It was a downer that Saturday was such a cloudy and rainy day in Banaue. The view of the mountains and the payaos (rice terraces) wasn’t in their full majesty.
After resting a bit at our rooms at the lodge, we all boarded jeepneys to go to the Banaue Hotel a few minutes away from the lodge. We didn’t exactly go to Banaue Hotel. We went to an Ifugao village a few hundred steps down a slope from the hotel.
The problem when tourists come and visit a people’s village to witness their “way of life” is that it actually disrupts these people’s normal way of life. So one shouldn’t really expect to witness their genuine present lifestyle. The people in the village probably adjust their lifestyles to suit the way tourist brochures and mainstream TV programs mystify, homogenize or ethnicize them too much. Which makes people fail to see the realities behind the tourist front (poverty, dislocation, destruction of their native culture, etc.).
Anyway, there came a point when one of the villagers opened up and showed to tourists the skeletal remains of one of their ancestors for a fee. Talk about respect for the dead! This tourist industry is making these people disrespect their ancestors by commercializing their remains. How sad. I felt sort of disgusted, I left the tourist group and walked around the village myself and tried to strike a few conversations with some of the people going about their “daily lives” carving souvenir handicrafts and stuff.
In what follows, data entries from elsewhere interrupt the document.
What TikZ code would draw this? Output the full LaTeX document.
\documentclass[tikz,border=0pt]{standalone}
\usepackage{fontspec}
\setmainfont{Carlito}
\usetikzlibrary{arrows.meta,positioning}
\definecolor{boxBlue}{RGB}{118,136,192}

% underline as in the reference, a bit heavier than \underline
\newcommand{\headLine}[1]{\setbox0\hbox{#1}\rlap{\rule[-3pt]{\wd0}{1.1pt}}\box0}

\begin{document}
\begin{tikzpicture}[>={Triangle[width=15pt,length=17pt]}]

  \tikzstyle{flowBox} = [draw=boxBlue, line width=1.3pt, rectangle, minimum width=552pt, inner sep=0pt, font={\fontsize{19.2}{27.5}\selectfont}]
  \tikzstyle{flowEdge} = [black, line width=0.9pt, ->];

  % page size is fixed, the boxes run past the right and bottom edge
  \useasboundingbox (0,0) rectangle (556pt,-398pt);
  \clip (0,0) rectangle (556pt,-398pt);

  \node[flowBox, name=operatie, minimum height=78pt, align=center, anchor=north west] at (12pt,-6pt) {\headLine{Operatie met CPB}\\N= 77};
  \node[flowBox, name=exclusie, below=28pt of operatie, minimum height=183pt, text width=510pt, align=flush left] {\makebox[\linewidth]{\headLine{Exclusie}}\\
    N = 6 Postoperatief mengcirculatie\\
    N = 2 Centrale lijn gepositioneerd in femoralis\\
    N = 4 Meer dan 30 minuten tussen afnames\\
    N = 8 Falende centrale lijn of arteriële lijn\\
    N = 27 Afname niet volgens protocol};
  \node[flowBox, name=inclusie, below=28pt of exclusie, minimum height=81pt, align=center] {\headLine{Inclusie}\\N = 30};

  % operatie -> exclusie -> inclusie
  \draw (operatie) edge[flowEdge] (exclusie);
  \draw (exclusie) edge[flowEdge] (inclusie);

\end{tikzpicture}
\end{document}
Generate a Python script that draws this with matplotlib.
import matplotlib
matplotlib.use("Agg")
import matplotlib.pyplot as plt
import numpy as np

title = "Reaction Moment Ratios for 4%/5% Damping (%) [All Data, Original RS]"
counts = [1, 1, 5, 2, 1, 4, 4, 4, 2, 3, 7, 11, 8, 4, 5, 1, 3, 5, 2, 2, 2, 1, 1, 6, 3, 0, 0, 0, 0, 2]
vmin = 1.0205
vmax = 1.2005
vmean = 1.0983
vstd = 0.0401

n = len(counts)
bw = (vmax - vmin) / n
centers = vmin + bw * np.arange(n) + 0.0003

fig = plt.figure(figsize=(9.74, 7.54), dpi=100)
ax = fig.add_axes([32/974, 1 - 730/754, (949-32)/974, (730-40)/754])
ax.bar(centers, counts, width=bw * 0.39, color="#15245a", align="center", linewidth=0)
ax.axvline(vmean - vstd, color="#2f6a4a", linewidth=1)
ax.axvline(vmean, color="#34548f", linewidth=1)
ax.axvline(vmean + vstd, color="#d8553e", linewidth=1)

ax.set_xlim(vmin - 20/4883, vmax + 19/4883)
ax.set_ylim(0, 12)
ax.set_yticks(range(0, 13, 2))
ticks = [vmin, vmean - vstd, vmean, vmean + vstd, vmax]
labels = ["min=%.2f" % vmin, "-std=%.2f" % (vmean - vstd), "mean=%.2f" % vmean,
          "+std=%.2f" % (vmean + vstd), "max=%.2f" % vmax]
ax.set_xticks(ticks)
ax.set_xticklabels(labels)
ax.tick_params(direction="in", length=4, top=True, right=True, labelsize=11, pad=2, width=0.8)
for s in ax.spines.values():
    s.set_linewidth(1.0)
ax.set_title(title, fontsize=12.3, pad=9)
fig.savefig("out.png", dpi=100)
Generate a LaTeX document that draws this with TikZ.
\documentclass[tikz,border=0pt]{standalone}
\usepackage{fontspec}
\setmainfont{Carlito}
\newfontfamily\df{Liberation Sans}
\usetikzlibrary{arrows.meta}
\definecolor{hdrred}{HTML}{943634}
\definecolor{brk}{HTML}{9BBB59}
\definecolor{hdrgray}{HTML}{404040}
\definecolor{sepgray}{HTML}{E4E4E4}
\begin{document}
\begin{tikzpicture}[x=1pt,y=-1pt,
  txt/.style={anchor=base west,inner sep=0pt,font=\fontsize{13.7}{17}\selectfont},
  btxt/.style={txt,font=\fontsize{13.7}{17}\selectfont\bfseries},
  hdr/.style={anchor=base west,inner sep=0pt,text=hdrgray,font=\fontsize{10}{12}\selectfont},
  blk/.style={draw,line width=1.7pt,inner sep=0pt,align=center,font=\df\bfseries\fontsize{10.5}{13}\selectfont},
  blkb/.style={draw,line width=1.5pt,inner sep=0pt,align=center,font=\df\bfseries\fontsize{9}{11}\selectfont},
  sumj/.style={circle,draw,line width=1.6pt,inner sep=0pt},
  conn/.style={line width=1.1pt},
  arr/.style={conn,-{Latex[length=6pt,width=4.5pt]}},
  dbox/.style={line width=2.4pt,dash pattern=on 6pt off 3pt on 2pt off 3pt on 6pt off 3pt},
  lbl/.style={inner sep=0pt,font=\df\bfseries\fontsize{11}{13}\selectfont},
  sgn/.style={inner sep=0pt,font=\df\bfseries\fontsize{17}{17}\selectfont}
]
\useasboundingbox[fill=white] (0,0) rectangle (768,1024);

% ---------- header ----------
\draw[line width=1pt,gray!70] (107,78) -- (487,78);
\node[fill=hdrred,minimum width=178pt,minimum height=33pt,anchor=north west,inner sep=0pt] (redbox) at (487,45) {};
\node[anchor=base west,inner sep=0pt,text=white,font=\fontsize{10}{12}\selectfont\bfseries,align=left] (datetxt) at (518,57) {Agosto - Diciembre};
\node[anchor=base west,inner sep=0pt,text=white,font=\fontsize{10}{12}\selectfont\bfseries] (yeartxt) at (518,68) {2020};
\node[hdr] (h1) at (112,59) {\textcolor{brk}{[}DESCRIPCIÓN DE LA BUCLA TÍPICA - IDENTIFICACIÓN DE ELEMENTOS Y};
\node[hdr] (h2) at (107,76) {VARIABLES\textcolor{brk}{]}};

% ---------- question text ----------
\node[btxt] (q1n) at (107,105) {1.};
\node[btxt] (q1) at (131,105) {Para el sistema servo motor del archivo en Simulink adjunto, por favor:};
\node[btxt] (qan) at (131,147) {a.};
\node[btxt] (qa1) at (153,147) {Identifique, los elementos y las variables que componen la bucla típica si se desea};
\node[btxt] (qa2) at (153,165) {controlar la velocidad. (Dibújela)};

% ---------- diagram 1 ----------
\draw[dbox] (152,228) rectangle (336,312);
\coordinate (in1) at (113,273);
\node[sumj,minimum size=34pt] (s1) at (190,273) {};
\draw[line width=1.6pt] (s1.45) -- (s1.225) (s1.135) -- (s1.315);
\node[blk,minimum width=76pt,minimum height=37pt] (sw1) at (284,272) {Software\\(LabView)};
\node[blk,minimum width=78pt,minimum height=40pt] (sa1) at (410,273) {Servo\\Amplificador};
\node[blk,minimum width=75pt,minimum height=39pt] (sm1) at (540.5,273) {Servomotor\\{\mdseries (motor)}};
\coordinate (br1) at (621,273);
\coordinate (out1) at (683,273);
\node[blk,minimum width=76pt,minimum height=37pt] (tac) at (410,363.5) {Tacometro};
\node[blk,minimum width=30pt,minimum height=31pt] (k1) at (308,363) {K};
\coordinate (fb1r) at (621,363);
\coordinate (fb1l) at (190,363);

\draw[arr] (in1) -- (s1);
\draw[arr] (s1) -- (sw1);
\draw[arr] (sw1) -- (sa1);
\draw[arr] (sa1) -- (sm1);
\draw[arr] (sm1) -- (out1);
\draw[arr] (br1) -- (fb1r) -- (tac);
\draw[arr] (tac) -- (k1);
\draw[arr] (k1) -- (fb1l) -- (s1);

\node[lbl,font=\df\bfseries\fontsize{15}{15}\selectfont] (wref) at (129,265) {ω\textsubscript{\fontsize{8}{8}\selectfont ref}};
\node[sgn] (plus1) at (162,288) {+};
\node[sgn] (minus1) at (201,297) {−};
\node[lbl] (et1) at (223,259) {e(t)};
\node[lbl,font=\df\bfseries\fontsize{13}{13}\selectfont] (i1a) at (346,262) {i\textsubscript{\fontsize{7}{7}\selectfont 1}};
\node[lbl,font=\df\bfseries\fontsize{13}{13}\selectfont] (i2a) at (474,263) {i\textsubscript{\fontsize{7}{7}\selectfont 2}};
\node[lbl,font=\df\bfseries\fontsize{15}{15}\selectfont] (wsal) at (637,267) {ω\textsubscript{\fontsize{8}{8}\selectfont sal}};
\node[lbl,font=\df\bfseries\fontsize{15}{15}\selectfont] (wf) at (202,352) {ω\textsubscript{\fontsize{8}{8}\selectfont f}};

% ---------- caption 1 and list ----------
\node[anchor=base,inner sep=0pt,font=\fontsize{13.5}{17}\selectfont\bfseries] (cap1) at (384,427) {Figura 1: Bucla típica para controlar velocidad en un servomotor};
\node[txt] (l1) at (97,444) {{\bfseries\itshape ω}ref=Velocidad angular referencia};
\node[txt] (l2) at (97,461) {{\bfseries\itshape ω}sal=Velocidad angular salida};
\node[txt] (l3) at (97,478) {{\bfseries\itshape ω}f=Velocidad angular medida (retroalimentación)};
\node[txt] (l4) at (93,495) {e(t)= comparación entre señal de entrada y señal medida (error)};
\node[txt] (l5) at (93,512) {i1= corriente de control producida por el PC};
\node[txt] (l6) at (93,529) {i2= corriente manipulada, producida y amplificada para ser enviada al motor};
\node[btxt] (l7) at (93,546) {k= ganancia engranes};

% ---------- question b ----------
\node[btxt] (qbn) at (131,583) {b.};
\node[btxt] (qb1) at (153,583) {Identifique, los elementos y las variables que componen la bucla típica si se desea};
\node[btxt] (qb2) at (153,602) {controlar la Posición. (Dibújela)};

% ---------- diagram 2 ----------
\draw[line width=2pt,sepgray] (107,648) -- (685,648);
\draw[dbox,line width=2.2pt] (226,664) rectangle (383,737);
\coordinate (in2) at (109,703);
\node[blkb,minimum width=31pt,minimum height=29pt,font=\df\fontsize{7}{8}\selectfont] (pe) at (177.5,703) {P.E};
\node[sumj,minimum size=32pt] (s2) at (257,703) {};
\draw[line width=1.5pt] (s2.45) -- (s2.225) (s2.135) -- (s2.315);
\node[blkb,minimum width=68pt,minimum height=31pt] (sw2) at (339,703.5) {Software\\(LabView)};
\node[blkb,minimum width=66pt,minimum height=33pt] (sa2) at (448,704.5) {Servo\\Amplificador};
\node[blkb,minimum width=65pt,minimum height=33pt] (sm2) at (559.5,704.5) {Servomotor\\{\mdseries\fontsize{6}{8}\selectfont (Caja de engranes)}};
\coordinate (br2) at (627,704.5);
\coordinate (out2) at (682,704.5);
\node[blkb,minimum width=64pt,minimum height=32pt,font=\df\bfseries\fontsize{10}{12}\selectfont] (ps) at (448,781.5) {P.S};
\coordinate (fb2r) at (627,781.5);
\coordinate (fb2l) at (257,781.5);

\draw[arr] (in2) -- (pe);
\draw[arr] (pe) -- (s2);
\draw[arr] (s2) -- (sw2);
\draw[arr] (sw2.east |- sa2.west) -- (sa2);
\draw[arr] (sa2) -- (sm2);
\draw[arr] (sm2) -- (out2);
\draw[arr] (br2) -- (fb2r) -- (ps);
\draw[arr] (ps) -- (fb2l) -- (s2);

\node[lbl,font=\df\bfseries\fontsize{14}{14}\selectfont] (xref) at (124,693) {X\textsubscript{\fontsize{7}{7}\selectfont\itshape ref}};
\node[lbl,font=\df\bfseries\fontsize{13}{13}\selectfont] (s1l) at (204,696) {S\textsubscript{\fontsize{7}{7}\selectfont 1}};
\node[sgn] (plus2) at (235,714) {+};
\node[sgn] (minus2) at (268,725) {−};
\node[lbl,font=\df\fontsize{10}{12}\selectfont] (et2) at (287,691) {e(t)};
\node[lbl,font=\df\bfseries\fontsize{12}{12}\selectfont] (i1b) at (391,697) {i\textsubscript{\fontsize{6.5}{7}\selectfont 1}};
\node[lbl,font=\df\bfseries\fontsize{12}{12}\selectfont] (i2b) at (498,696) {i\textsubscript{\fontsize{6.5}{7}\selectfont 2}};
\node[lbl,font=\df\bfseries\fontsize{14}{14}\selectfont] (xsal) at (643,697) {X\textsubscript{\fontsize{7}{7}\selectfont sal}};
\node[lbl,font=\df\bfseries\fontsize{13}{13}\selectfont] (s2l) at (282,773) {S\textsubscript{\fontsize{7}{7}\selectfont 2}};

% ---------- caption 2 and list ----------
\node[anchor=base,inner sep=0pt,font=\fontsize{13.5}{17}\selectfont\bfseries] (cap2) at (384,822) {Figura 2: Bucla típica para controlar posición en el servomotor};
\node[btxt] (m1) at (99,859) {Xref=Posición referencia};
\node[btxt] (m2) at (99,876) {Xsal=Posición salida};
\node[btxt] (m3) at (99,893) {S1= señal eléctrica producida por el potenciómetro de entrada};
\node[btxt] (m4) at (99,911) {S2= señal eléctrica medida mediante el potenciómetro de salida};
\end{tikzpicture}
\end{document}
The family I took a picture of asked me to send them a copy of the picture I took of them. Which felt nice, because while everyone was oggling at the skeletal remains, they invited me inside their house and asked me questions about us visitors. Then the girl gave me a piece of paper with their postal address. I thought I left socio-political conversations back in Manila but one of the woodcarvers just had to ask what I thought about the issue. We are not so detached after all, which can be perceived as a good thing.